The fishery started using hand-raking techniques which then developed into the use of mechanised dredges. The modern-day fishery uses the pump-scoop dredge system which consists of a mechanically operated dredge basket which utilises water jets to direct the flow of sediment through the dredge to increase efficiency. The Manila clam and common cockle are the main species harvested although other clam species including the American Hard-Shelled clam (Mercenaria mercenaria) and the native clam (Ruditapes decussatus) are also collected in smaller quantities.
The fishery was originally managed under The Poole Fishery Order 1985, a hybrid several and regulating order, which managed both the wild fishery for clam species and aquaculture within Poole Harbour. This introduced a licencing system for fishing for clams using the pump-scoop dredge but this did not extend to the use of this fishing gear for other species.
On 1 st July 2015, the Poole Harbour Dredge Permit Byelaw was introduced to replace the Fishery Order and manage the wild dredge fishery for shellfish. The byelaw requires a permit to use a pump-scoop dredge within Poole Harbour and therefore manages the direct use of the fishing gear rather than a particular species, bringing together fishing for multiple species under a single management measure.
Up to 45 permits are taken out each year. In 2021, 217 tonnes of Manila clam were landed into Poole Harbour. In addition, 32 tonnes of Cockles and 13 tonnes of American Hard Shell Clam were also landed here.
Permits are issued annually and, currently, 45 permits are issued each year. All vessels in the fishery are less than 9m in length and are small open vessels which carry out day fishing trips during periods of high water. The byelaw regulates a number of areas of the fishing operation including;
- Catch restrictions and reporting
- Gear types
- Gear construction and restrictions
- Spatial and temporal restrictions
- The fitting of specified equipment to vessels
The fishery is seasonal, running from 25 th May to 23 rd December each year. Outside of the season all dredge equipment must be removed from vessels. There are also additional seasonal restrictions on accessing certain areas within the Harbour which are identified as being important for national and international overwintering bird species.
The fishery operates within the boundary of the Poole Harbour Special Protection Area (SPA), Site of Special Scientific Interest (SSSI) and Ramsar Site.
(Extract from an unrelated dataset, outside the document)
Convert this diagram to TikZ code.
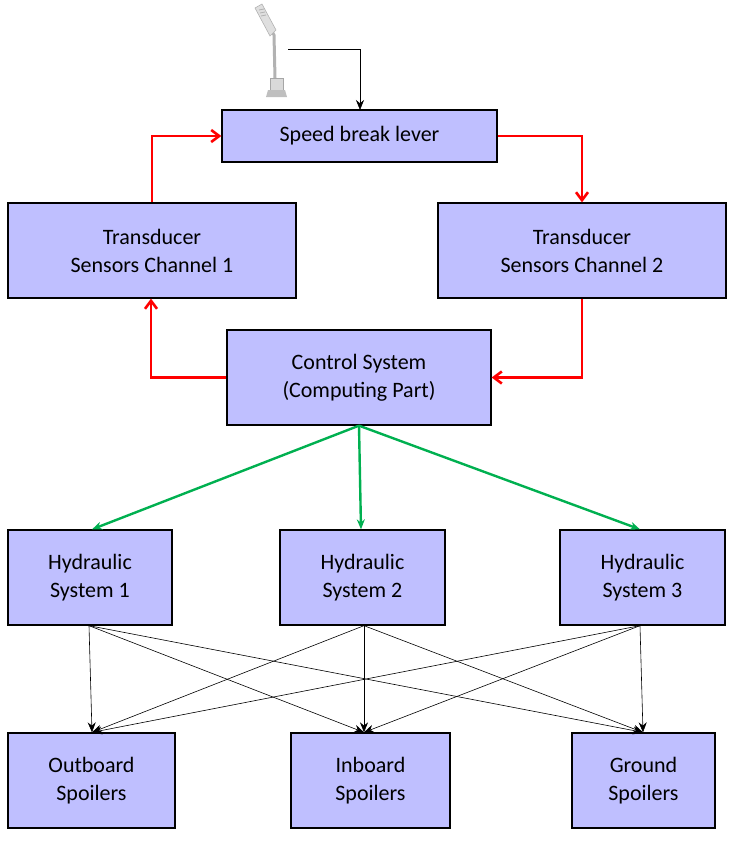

The management for the fishery was developed in close consultation with Natural England and other organisations to ensure that the fishing methods are compatible with the conservation objectives of the site.
The value of the fishery and quantities of the main commercial species landed is monitored each year through the submission of catch data. For the 2019-2020 season a total of 277. 2 tonne of Manila clam, 79.8 tonne of common cockle and 21.5 tonne of other bivalve species were landed by the 45 participants in the fishery. The value of the fishery for 2019-2020 is estimated at between £1,333,159.60 and £1,764,325.80 based on the fluctuating value per kg of individual species landed throughout the season.